Gemini gracefully finds and removes duplicate files on your Mac


Gemini gracefully finds and removes duplicate files on your Mac

I’ve got several terabytes of local storage available on my Mac and assorted attached hard drives, but somehow always seem to be hunting for more. That’s exactly what Gemini is good for.

It’s a Mac utility that scans any location on your computer, like a folder or entire drive, and automatically highlights the files that are duplicates. This allows you to cull through them, eliminating unnecessary clones of your files and freeing up valuable hard drive space.

The scanning portion of the process is easily the longest segment of the entire process, as it does take a while, especially if you’re scanning a huge primary drive like I did. Once the scanning process is complete, though, you’re presented with a beautifully arranged list of files that you’ve got tucked away in more than one place.

Once you’re browsing the list of files, Gemini breaks them out for you into folders, photos, videos and other common types of files. This makes it easier for you to winnow down the exact types of duplicates that you suspect are hogging space.

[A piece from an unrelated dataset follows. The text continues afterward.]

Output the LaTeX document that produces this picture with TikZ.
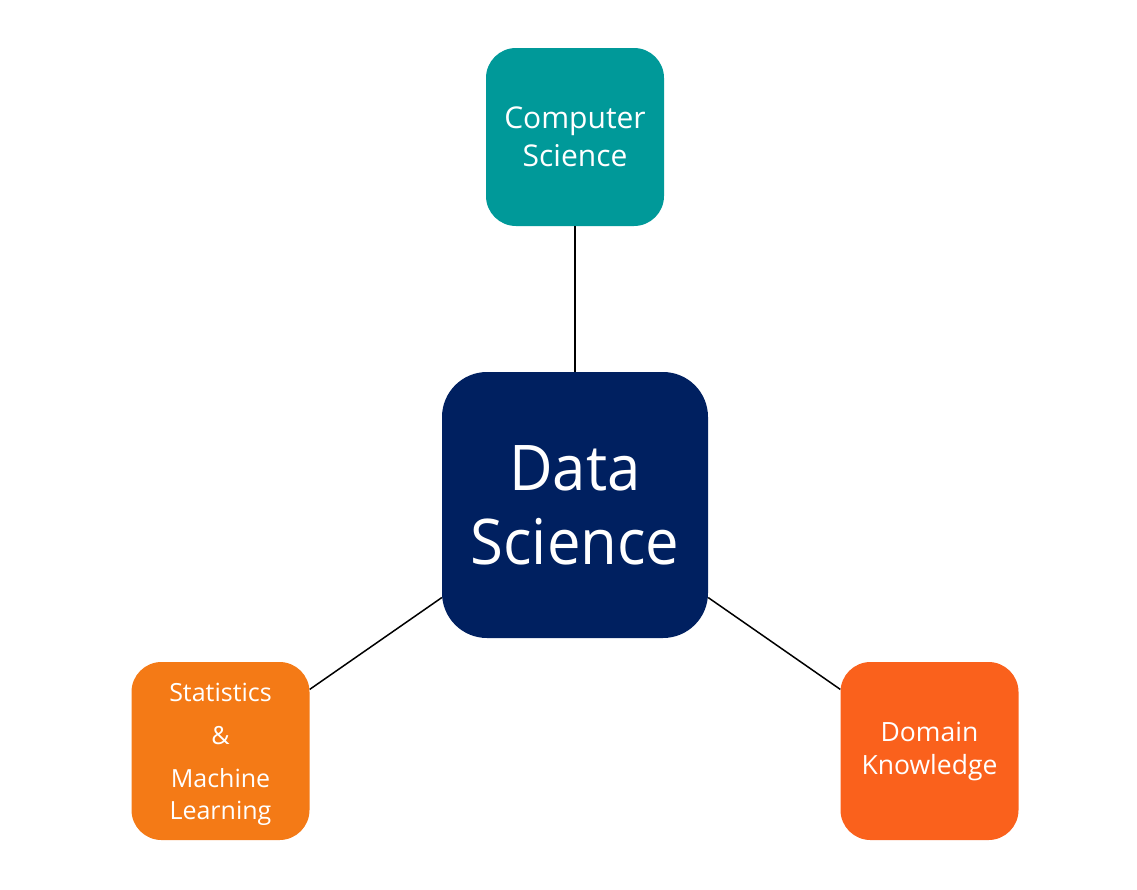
\documentclass[tikz,border=0pt]{standalone}
\usepackage{fontspec}
\setmainfont{Open Sans}
\newfontfamily\dsfont{Open Sans}[FakeStretch=0.95]
\definecolor{csteal}{HTML}{009999}
\definecolor{dsnavy}{HTML}{002060}
\definecolor{stor}{HTML}{F47A16}
\definecolor{dkor}{HTML}{FA611C}
\tikzset{
  boxa/.style={rectangle, rounded corners=#1, text=white, align=center, inner sep=0pt},
  small/.style={boxa=30pt, minimum width=178pt, minimum height=178pt},
  link/.style={draw=black, line width=1.5pt}
}
\begin{document}
\begin{tikzpicture}[x=1pt,y=-1pt]
\useasboundingbox (0,0) rectangle (1137,889);
\node[small, fill=csteal, font=\fontsize{30}{38}\selectfont] (cs) at (575,137) {Computer\\Science};
\node[boxa=45pt, minimum width=266pt, minimum height=266pt, fill=dsnavy, font=\dsfont\fontsize{63}{74}\selectfont] (ds) at (575,505) {Data\\Science};
\node[small, fill=stor, font=\fontsize{25}{43}\selectfont, text depth=-4pt] (st) at (220.5,751) {Statistics\\\&\\Machine\\[-11pt]Learning};
\node[small, fill=dkor, font=\fontsize{26.5}{33}\selectfont] (dk) at (929.5,751) {Domain\\Knowledge};
\draw[link] (cs) -- (ds);
\draw[link] (ds) -- (st);
\draw[link] (ds) -- (dk);
\end{tikzpicture}
\end{document}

The automatic selection option tasks Gemini with rooting through your selected files and automatically selecting a duplicate to delete. It does this well if the files are located in the same directory, having been automatically renamed by OS X when you copied them in. That means that it works for files with a [1] or some such tag appended, not just ones with the same name. The automatic selection won’t work for files that have wildly different paths though, as you will need to tell Gemini which one is in the right place and which one is not.

If there’s one thing that I wish you could do it’s selecting an entire swath of files at once and delete them, regardless of location. This would make the process less ‘safe’ but quicker if you don’t really care where they are, you just want them gone. Perhaps a toggle that would let you turn this mode on.

Once you’ve selected the files that you want out, you click the remove button and are treated to a scrollable list of the files that you can examine for errors. Once you’ve decided they’re gone for good there is a nicely animated shredding procedure that feels satisfying.

Gemini is one of those single-serving apps that you probably won’t use every day, week or even month. But when you do need to tackle duplicate files, it works cleanly, beautifully and without prejudice. When you reach for an app like this, you don’t want to have to fiddle and mess. You want to open it up, have it do its job and be on your way. It could have looked like a dog and I would still have enjoyed the way that it worked, but having it look and feel as great as it does is a nice bonus.

For $7.99, Gemini may be on the upper scale of price for a utility app like this, but it flat out works and it gained me back hundreds of gigabytes of hard drive space without the hours of manual clicking around I would have had to do otherwise, and that’s priceless.